3) A particular run of a program went wrong because some aspect of its
   environment was misconfigured. An example of this would be a user
   forgetting to set file permissions on some file correctly, and the
   program failing to report this fact, but instead continuing execution
   as if everything was fine.

4) The hardware was designed badly (recall the infamous Pentium
   division bug).

5) There is an undetected but permanent error caused by hardware. For
   example, the program might have been communicated over the network, an
   error occurred during the communication, and now we have a corrupted
   copy of the program. Or, we wrote the program onto a floppy disk
   with a bad sector, so when we read it later it will differ from the
   original (correct) version.

6) A particular run of a program went wrong because a cosmic ray,
   or some other such unpredictable event, caused the hardware to
   malfunction. If we run the program again, everything will be
   all right--unless another cosmic ray strikes! (And since one
   already stroke, it's more improbable that another will come.)

Note that 1) to 4) are all DESIGN errors caused by HUMANS, and that 5)
can be detected fairly easily.

1) is _by far_ the most common source of errors, 2)--4) are not
uncommon, 5) is extremely uncommon, while 6) is not detectable in
practice but presumably is exceedingly rare.

By the way, modern operating systems detect the fact that a program
has run out of resources (memory, disk space, ...) and get very
unhappy about that. So Kanovei's criterion #3 about not exceeding
resources, while of course a necessary criterion, is not of concern
because it is easily detected. We must worry about those defects that
cannot be detected.

A typical mathematician who has not had much experience with
programming might think that 1)--4) are not an issue. He will say that 
we must just make sure that the program has been written correctly,
and that the hardware must be designed correctly. BUT WE HAVE NO IDEA
HOW TO DO THAT IN PRACTICE!

In reality, software and hardware verification are big issues. The
computer industry is pouring millions of dollars into research on how
to detect and eliminate errors 1)--4) from the above list, whereas 5)
and 6) are completely irrelevant, except perhaps on airplanes and the
Space Shuttle.

Let me repeat this, since it's the main point I am trying to make: IN
PRACTICE DESIGN ERRORS CAUSED BY HUMANS ARE EXTREMELY HARD TO DETECT
AND OCCUR ALL THE TIME.

Nevertheless, most programs give the expected correct results most of
the time, despite the fact that they contain design errors. Isn't that
amazing? There ought to be a study of "robustness of proofs" that
explains this.

Running programs on 100 different machines independently does not help
against design errors, unless those machines (hardware + operating
system) have been designed and manufactured independently. And even
then it is likely that all 100 of them contain some errors, albeit
different ones.

It is incredibly hard to _prove_ that software is doing what it is
supposed to be doing. The branch of computer science that deals with
this is Software Verification (and here I have in mind _formal
methods_ for proving correctness of software, as opposed to
``industrial strength'' empirical software testing). For example, we
are light-years away from being able to verify a system of the size of
Microsoft Windows operating system, or even of moderately complicated
programs (e.g. a simple first-order theorem prover).

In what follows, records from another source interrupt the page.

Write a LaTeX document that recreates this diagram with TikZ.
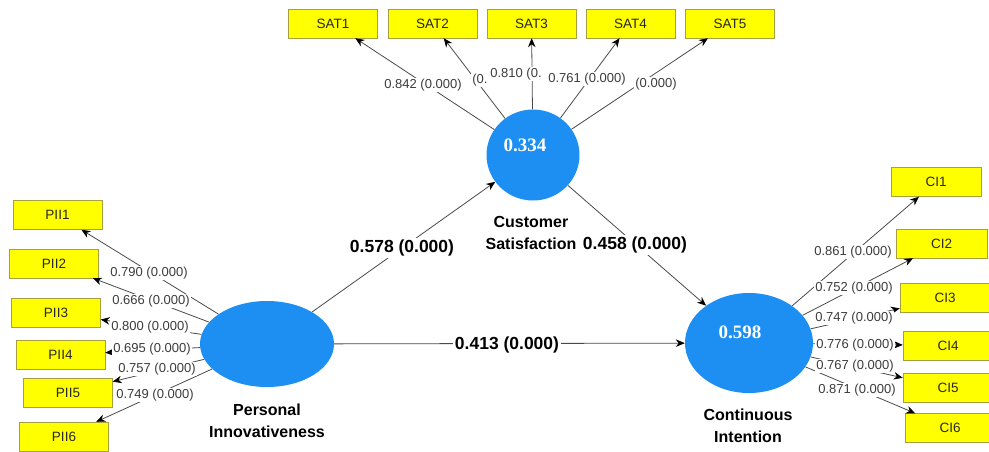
\documentclass[tikz,border=0pt]{standalone}
\usepackage{fontspec}
\setmainfont{Liberation Sans}
\newfontfamily\rfont{Liberation Serif}
\usetikzlibrary{arrows.meta,shapes.geometric}
\definecolor{lvblue}{HTML}{1E8FF2}
\definecolor{boxyel}{HTML}{FFFF00}
\definecolor{boxedge}{HTML}{A8A040}
\definecolor{txtgray}{HTML}{3C3C3C}
\definecolor{linegray}{HTML}{4A4A4A}
\begin{document}
\begin{tikzpicture}[x=1pt,y=-1pt,
 ind/.style={draw=boxedge, fill=boxyel, minimum width=89pt, minimum height=29pt, inner sep=0pt, font=\fontsize{13.5}{15}\selectfont, text=black!85},
 lv/.style={ellipse, fill=lvblue, draw=none, inner sep=0pt},
 ld/.style={fill=white, inner sep=1pt, text=txtgray, font=\fontsize{13}{15}\selectfont},
 pc/.style={fill=white, inner sep=1.5pt, font=\bfseries\fontsize{17.5}{20}\selectfont},
 nm/.style={font=\bfseries\fontsize{16}{22}\selectfont, align=center},
 rsq/.style={text=white, font=\rfont\bfseries\fontsize{19}{21}\selectfont},
 arr/.style={draw=linegray, line width=0.8pt, -{Stealth[length=9pt,width=7.5pt,black]}},
]
\useasboundingbox (0,0) rectangle (989,451);
% latent variables
\node[lv, minimum width=134pt, minimum height=86pt] (PI) at (267,344) {};
\node[lv, minimum width=93pt, minimum height=91pt] (CS) at (533,155) {};
\node[lv, minimum width=128pt, minimum height=100pt] (CI) at (749,343) {};
% indicators
\node[ind] (SAT1) at (333,23.5) {SAT1};
\node[ind] (SAT2) at (432.5,23.5) {SAT2};
\node[ind] (SAT3) at (531.5,23.5) {SAT3};
\node[ind] (SAT4) at (630.5,23.5) {SAT4};
\node[ind] (SAT5) at (730,23.5) {SAT5};
\node[ind] (PII1) at (57.5,215) {PII1};
\node[ind] (PII2) at (54,263.5) {PII2};
\node[ind] (PII3) at (56,313) {PII3};
\node[ind] (PII4) at (60.5,355) {PII4};
\node[ind] (PII5) at (68,392.5) {PII5};
\node[ind] (PII6) at (64,436.5) {PII6};
\node[ind, minimum width=90pt] (CI1) at (936,182) {CI1};
\node[ind, minimum width=91pt] (CI2) at (941.5,243.5) {CI2};
\node[ind, minimum width=90pt] (CI3) at (945,298) {CI3};
\node[ind, minimum width=90pt] (CI4) at (948,345.5) {CI4};
\node[ind, minimum width=90pt] (CI5) at (948,388) {CI5};
\node[ind, minimum width=90pt] (CI6) at (950,428) {CI6};
% loadings
\foreach \i in {1,...,5} \draw[arr] (CS) -- (SAT\i);
\foreach \i in {1,...,6} \draw[arr] (PI) -- (PII\i);
\foreach \i in {1,...,6} \draw[arr] (CI) -- (CI\i);
% structural paths
\draw[arr] (PI) -- (CS);
\draw[arr] (CS) -- (CI);
\draw[arr] (PI) -- (CI);
% R squared
\node[rsq] (r1) at (525,145) {0.334};
\node[rsq] (r2) at (740,332) {0.598};
% names
\node[nm] (n1) at (531,233) {Customer\\Satisfaction};
\node[nm] (n2) at (267,421) {Personal\\Innovativeness};
\node[nm] (n3) at (748,426) {Continuous\\Intention};
% path coefficients
\node[pc] (p1) at (402,248) {0.578 (0.000)};
\node[pc] (p2) at (635,245) {0.458 (0.000)};
\node[pc] (p3) at (507,345) {0.413 (0.000)};
% loading labels
\node[ld] (ls1) at (423,85) {0.842 (0.000)};
\node[ld] (ls2) at (480,80) {(0.};
\node[ld] (ls3) at (516,74) {0.810 (0.};
\node[ld] (ls4) at (587,79) {0.761 (0.000)};
\node[ld] (ls5) at (656,84) {(0.000)};
\node[ld] (lp1) at (149,273) {0.790 (0.000)};
\node[ld] (lp2) at (151,301) {0.666 (0.000)};
\node[ld] (lp3) at (150,327) {0.800 (0.000)};
\node[ld] (lp4) at (152,349) {0.695 (0.000)};
\node[ld] (lp5) at (157,369) {0.757 (0.000)};
\node[ld] (lp6) at (155,395) {0.749 (0.000)};
\node[ld] (lc1) at (853,252) {0.861 (0.000)};
\node[ld] (lc2) at (854,288) {0.752 (0.000)};
\node[ld] (lc3) at (854,318) {0.747 (0.000)};
\node[ld] (lc4) at (855,345) {0.776 (0.000)};
\node[ld] (lc5) at (855,366) {0.767 (0.000)};
\node[ld] (lc6) at (857,390) {0.871 (0.000)};
\end{tikzpicture}
\end{document}
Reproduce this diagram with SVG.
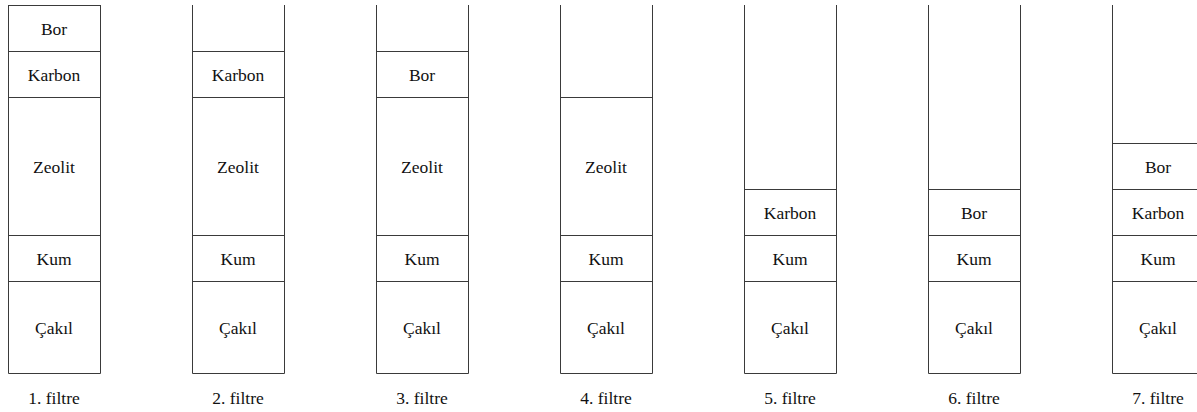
<svg xmlns="http://www.w3.org/2000/svg" width="1197" height="412" viewBox="0 0 1197 412">
  <style>
    .wall { stroke: #3a3a3a; stroke-width: 1; fill: none; }
    .layer { stroke: #3a3a3a; stroke-width: 1; }
    .lbl { font-family: "Liberation Serif", "Times New Roman", Tinos, "Noto Serif", "DejaVu Serif", Times, serif; font-size: 17.5px; fill: #111; text-anchor: middle; dominant-baseline: central; }
  </style>
  <rect width="1197" height="412" fill="#fff"/>

  <!-- filter 1 -->
  <g id="filtre1">
    <path class="wall" d="M8.5,5 V373.5 H100.5 V5"/>
    <line class="layer" x1="8" y1="5.5" x2="101" y2="5.5"/>
    <line class="layer" x1="8" y1="51.5" x2="101" y2="51.5"/>
    <line class="layer" x1="8" y1="97.5" x2="101" y2="97.5"/>
    <line class="layer" x1="8" y1="235.5" x2="101" y2="235.5"/>
    <line class="layer" x1="8" y1="281.5" x2="101" y2="281.5"/>
    <text class="lbl" x="54" y="29">Bor</text>
    <text class="lbl" x="54" y="75">Karbon</text>
    <text class="lbl" x="54" y="167">Zeolit</text>
    <text class="lbl" x="54" y="259">Kum</text>
    <text class="lbl" x="54" y="328">Çakıl</text>
    <text class="lbl" x="54" y="398">1. filtre</text>
  </g>

  <!-- filter 2 -->
  <g id="filtre2">
    <path class="wall" d="M192.5,5 V373.5 H284.5 V5"/>
    <line class="layer" x1="192" y1="51.5" x2="285" y2="51.5"/>
    <line class="layer" x1="192" y1="97.5" x2="285" y2="97.5"/>
    <line class="layer" x1="192" y1="235.5" x2="285" y2="235.5"/>
    <line class="layer" x1="192" y1="281.5" x2="285" y2="281.5"/>
    <text class="lbl" x="238" y="75">Karbon</text>
    <text class="lbl" x="238" y="167">Zeolit</text>
    <text class="lbl" x="238" y="259">Kum</text>
    <text class="lbl" x="238" y="328">Çakıl</text>
    <text class="lbl" x="238" y="398">2. filtre</text>
  </g>

  <!-- filter 3 -->
  <g id="filtre3">
    <path class="wall" d="M376.5,5 V373.5 H468.5 V5"/>
    <line class="layer" x1="376" y1="51.5" x2="469" y2="51.5"/>
    <line class="layer" x1="376" y1="97.5" x2="469" y2="97.5"/>
    <line class="layer" x1="376" y1="235.5" x2="469" y2="235.5"/>
    <line class="layer" x1="376" y1="281.5" x2="469" y2="281.5"/>
    <text class="lbl" x="422" y="75">Bor</text>
    <text class="lbl" x="422" y="167">Zeolit</text>
    <text class="lbl" x="422" y="259">Kum</text>
    <text class="lbl" x="422" y="328">Çakıl</text>
    <text class="lbl" x="422" y="398">3. filtre</text>
  </g>

  <!-- filter 4 -->
  <g id="filtre4">
    <path class="wall" d="M560.5,5 V373.5 H652.5 V5"/>
    <line class="layer" x1="560" y1="97.5" x2="653" y2="97.5"/>
    <line class="layer" x1="560" y1="235.5" x2="653" y2="235.5"/>
    <line class="layer" x1="560" y1="281.5" x2="653" y2="281.5"/>
    <text class="lbl" x="606" y="167">Zeolit</text>
    <text class="lbl" x="606" y="259">Kum</text>
    <text class="lbl" x="606" y="328">Çakıl</text>
    <text class="lbl" x="606" y="398">4. filtre</text>
  </g>

  <!-- filter 5 -->
  <g id="filtre5">
    <path class="wall" d="M744.5,5 V373.5 H836.5 V5"/>
    <line class="layer" x1="744" y1="189.5" x2="837" y2="189.5"/>
    <line class="layer" x1="744" y1="235.5" x2="837" y2="235.5"/>
    <line class="layer" x1="744" y1="281.5" x2="837" y2="281.5"/>
    <text class="lbl" x="790" y="213">Karbon</text>
    <text class="lbl" x="790" y="259">Kum</text>
    <text class="lbl" x="790" y="328">Çakıl</text>
    <text class="lbl" x="790" y="398">5. filtre</text>
  </g>

  <!-- filter 6 -->
  <g id="filtre6">
    <path class="wall" d="M928.5,5 V373.5 H1020.5 V5"/>
    <line class="layer" x1="928" y1="189.5" x2="1021" y2="189.5"/>
    <line class="layer" x1="928" y1="235.5" x2="1021" y2="235.5"/>
    <line class="layer" x1="928" y1="281.5" x2="1021" y2="281.5"/>
    <text class="lbl" x="974" y="213">Bor</text>
    <text class="lbl" x="974" y="259">Kum</text>
    <text class="lbl" x="974" y="328">Çakıl</text>
    <text class="lbl" x="974" y="398">6. filtre</text>
  </g>

  <!-- filter 7 -->
  <g id="filtre7">
    <path class="wall" d="M1112.5,5 V373.5 H1204.5 V5"/>
    <line class="layer" x1="1112" y1="143.5" x2="1205" y2="143.5"/>
    <line class="layer" x1="1112" y1="189.5" x2="1205" y2="189.5"/>
    <line class="layer" x1="1112" y1="235.5" x2="1205" y2="235.5"/>
    <line class="layer" x1="1112" y1="281.5" x2="1205" y2="281.5"/>
    <text class="lbl" x="1158" y="167">Bor</text>
    <text class="lbl" x="1158" y="213">Karbon</text>
    <text class="lbl" x="1158" y="259">Kum</text>
    <text class="lbl" x="1158" y="328">Çakıl</text>
    <text class="lbl" x="1158" y="398">7. filtre</text>
  </g>

  <g id="connectors"/>
</svg>
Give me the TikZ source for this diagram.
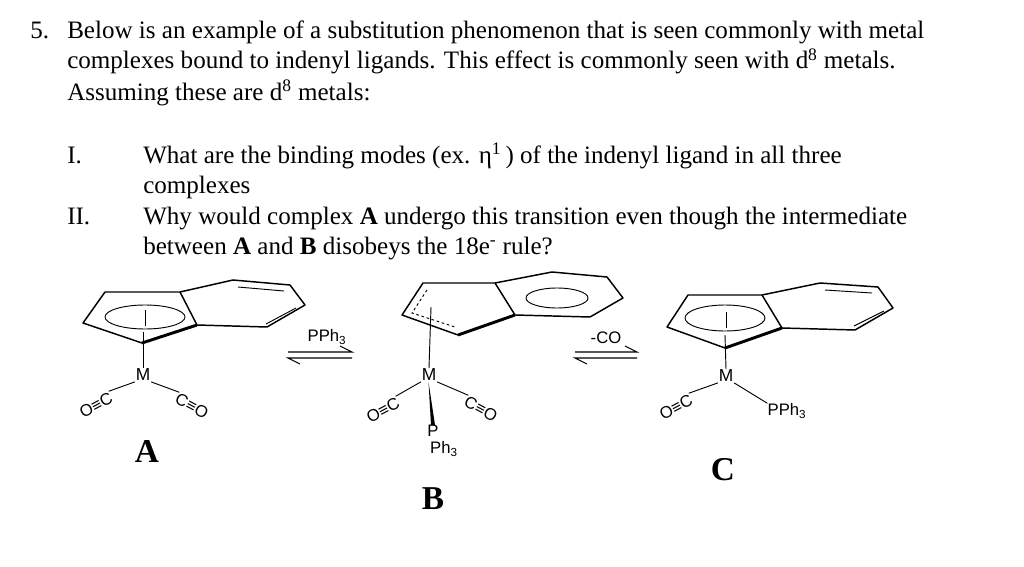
\documentclass[tikz,border=0pt]{standalone}
\usepackage{fontspec}
\usetikzlibrary{calc}
\setmainfont{Liberation Serif}
\newfontfamily\chem{Liberation Sans}
\begin{document}
\begin{tikzpicture}[x=0.75pt,y=-0.75pt,
  txt/.style={anchor=base west,inner sep=0pt,font=\fontsize{18.8}{20}\selectfont},
  lab/.style={inner sep=0pt,font=\chem\fontsize{12.5}{13}\selectfont},
  metal/.style={inner sep=0.5pt,font=\chem\fontsize{13}{14}\selectfont},
  cmpd/.style={font=\bfseries\fontsize{25}{28}\selectfont,inner sep=0pt},
  bond/.style={line width=0.7pt},
  ring/.style={line width=1.1pt,line join=round},
  hk/.style={line width=0.8pt}]
\useasboundingbox (0,0) rectangle (1024,567);
% question text
\node[txt] (n5) at (30,39) {5.};
\node[txt] (l1) at (67,39) {Below is an example of a substitution phenomenon that is seen commonly with metal};
\node[txt] (l2) at (67,69) {complexes bound to indenyl ligands. This effect is commonly seen with d\textsuperscript{8} metals.};
\node[txt] (l3) at (67,100) {Assuming these are d\textsuperscript{8} metals:};
\node[txt] (r1) at (67,163) {I.};
\node[txt] (q1) at (143,163) {What are the binding modes (ex. η\textsuperscript{1}\,) of the indenyl ligand in all three};
\node[txt] (q1b) at (143,193) {complexes};
\node[txt] (r2) at (67,224) {II.};
\node[txt] (q2) at (143,224) {Why would complex \textbf{A} undergo this transition even though the intermediate};
\node[txt] (q2b) at (143,254) {between \textbf{A} and \textbf{B} disobeys the 18e\textsuperscript{-} rule?};

% ---------- A ----------
\draw[ring] (142,343) -- (83,323) -- (105,292) -- (180,292);
\draw[ring] (180,292) -- (233,280) -- (290,285) -- (305,305) -- (267,327) -- (197,325);
\draw[ring] (180,292) -- (197,325);
\draw[line width=2.2pt,line join=round] (197,325) -- (142,343);
\draw[bond] (238,287) -- (284,291);
\draw[bond] (296,308) -- (266,324);
\draw[bond] (145,317) ellipse (40 and 12);
\node[metal] (MA) at (143,375) {M};
\draw[bond] (145,310) -- (145,326);
\draw[bond] (143,332) -- (MA.north);
\node[lab,rotate=28] (CA1) at (96,405) {O≡C};
\node[lab,rotate=-28] (CA2) at (192,406) {C≡O};
\draw[bond] (MA.south west) -- (CA1.north east);
\draw[bond] (MA.south east) -- (CA2.north west);
\node[cmpd] (A) at (147,451) {A};

% arrow 1
\coordinate (a1s) at (288,352); \coordinate (a1e) at (352,352);
\coordinate (a1t) at (340,346);
\coordinate (b1s) at (352,358); \coordinate (b1e) at (288,358);
\coordinate (b1t) at (300,364);
\draw[hk] (a1s) -- (a1e) -- (a1t);
\draw[hk] (b1s) -- (b1e) -- (b1t);
\node[lab] (pph) at (327,337) {PPh\textsubscript{3}};

% ---------- B ----------
\draw[ring] (458,335) -- (402,315) -- (423,283) -- (495,283) -- (515,315);
\draw[line width=2.2pt,line join=round] (515,315) -- (458,335);
\draw[ring] (495,283) -- (552,272) -- (607,277) -- (623,298) -- (590,317) -- (515,315);
\draw[bond] (557,298) ellipse (31 and 10);
\draw[bond,dashed,dash pattern=on 2pt off 2pt] (427,290) -- (412,313) -- (455,327);
\node[metal] (MB) at (429,375) {M};
\draw[bond] (431,307) -- (MB.north);
\node[lab,rotate=28] (CB1) at (383,410) {O≡C};
\node[lab,rotate=-28] (CB2) at (481,409) {C≡O};
\draw[bond] (MB.south west) -- (CB1.north east);
\draw[bond] (MB.south east) -- (CB2.north west);
\node[lab] (PB) at (433,431) {P};
\node[lab] (PhB) at (444,449) {Ph\textsubscript{3}};
\fill ($(MB.south)+(-0.5,0)$) -- ($(PB.north)+(-2,0)$) -- ($(PB.north)+(2,0)$) -- cycle;
\node[cmpd] (B) at (433,499) {B};

% arrow 2
\coordinate (a2s) at (575,352); \coordinate (a2e) at (637,352);
\coordinate (a2t) at (625,346);
\coordinate (b2s) at (637,358); \coordinate (b2e) at (575,358);
\coordinate (b2t) at (587,364);
\draw[hk] (a2s) -- (a2e) -- (a2t);
\draw[hk] (b2s) -- (b2e) -- (b2t);
\node[lab] (mco) at (606,338) {-CO};

% ---------- C ----------
\draw[ring] (725,348) -- (667,327) -- (688,295) -- (762,295);
\draw[ring] (762,295) -- (820,283) -- (878,287) -- (893,308) -- (855,330) -- (782,328);
\draw[ring] (762,295) -- (782,328);
\draw[line width=2.2pt,line join=round] (782,328) -- (725,348);
\draw[bond] (825,290) -- (872,293);
\draw[bond] (884,311) -- (854,326);
\draw[bond] (725,318) ellipse (40 and 13);
\node[metal] (MC) at (726,376) {M};
\draw[bond] (726,312) -- (726,328);
\draw[bond] (725,335) -- (MC.north);
\node[lab,rotate=28] (CC1) at (676,407) {O≡C};
\node[lab] (PC) at (787,411) {PPh\textsubscript{3}};
\draw[bond] (MC.south west) -- (CC1.north east);
\draw[bond] (MC.south east) -- (PC.north west);
\node[cmpd] (C) at (723,470) {C};
\end{tikzpicture}
\end{document}
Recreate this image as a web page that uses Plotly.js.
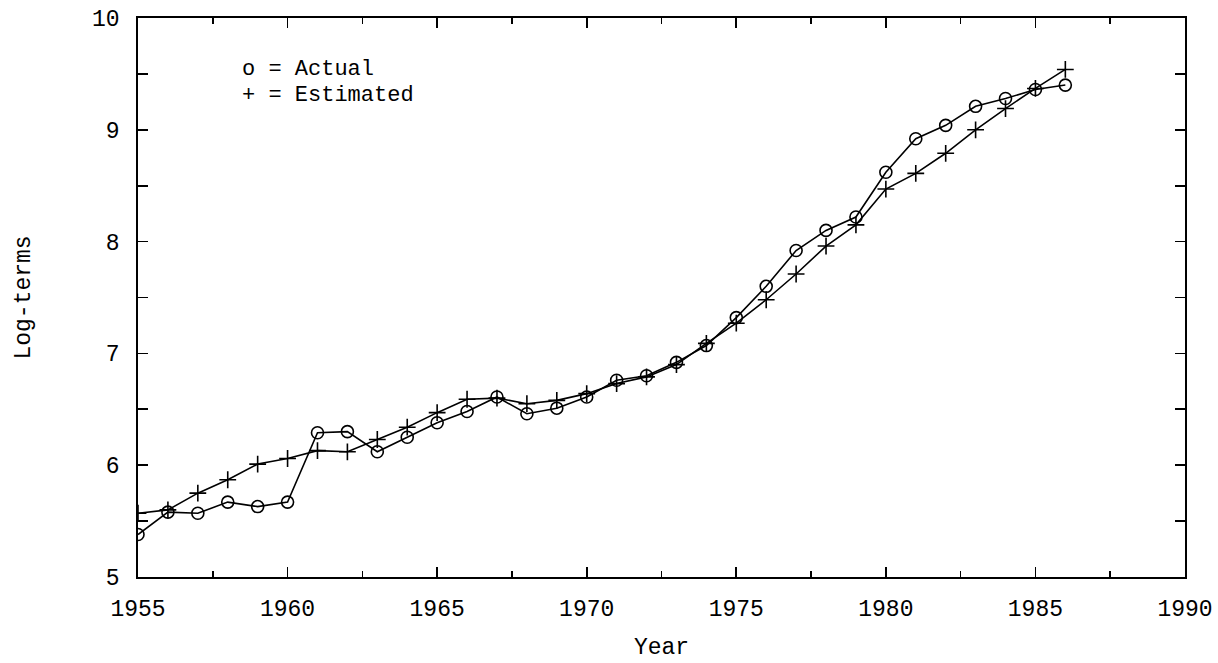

Hardware verification is doing much better. We can verify correctness
of (design of) separate _components_ of a large CPU. For example, we
can verify a circuit for integer division, or a circuit that schedules
the CPU pipeline. We still cannot verify the correctness of design of
an entire CPU.

Thus, I would like to conclude that any FOM discussion concerning
machine verified mathematical statements should be concerned with our
embarrassing inability to verify the correctness of the programs that
we write. This is a real practical issue. (Why aren't logicians
earning millions of dollars by coming up with new and better ways of
_proving_ correctness of programs?)

Having said that, let me also state that I trust a carefully performed
machine verification of a proof to the same extent that I trust a
refereed journal article.

I entirely dismiss any arguments about humans having some sort of
supremacy over machines when it comes to verifying proofs. If
anything, the opposite is true.

I hope this convinces you that random hardware errors are a non-issue,
just like random human brain malfunctions are a non-issue.

As far as randomized algorithms are concerned: you can lower the
probability of a randomized algorithm having gone wrong all you want,
but you will still not know whether a design error caused your program
to malfunction. And that will be your true source of mistrust.

Andrej Bauer

Pure and Applied Logic
School of Computer Science
Carnegie Mellon University

P.S. The comment about the second cosmic ray being more improbable
     than the first one was a JOKE!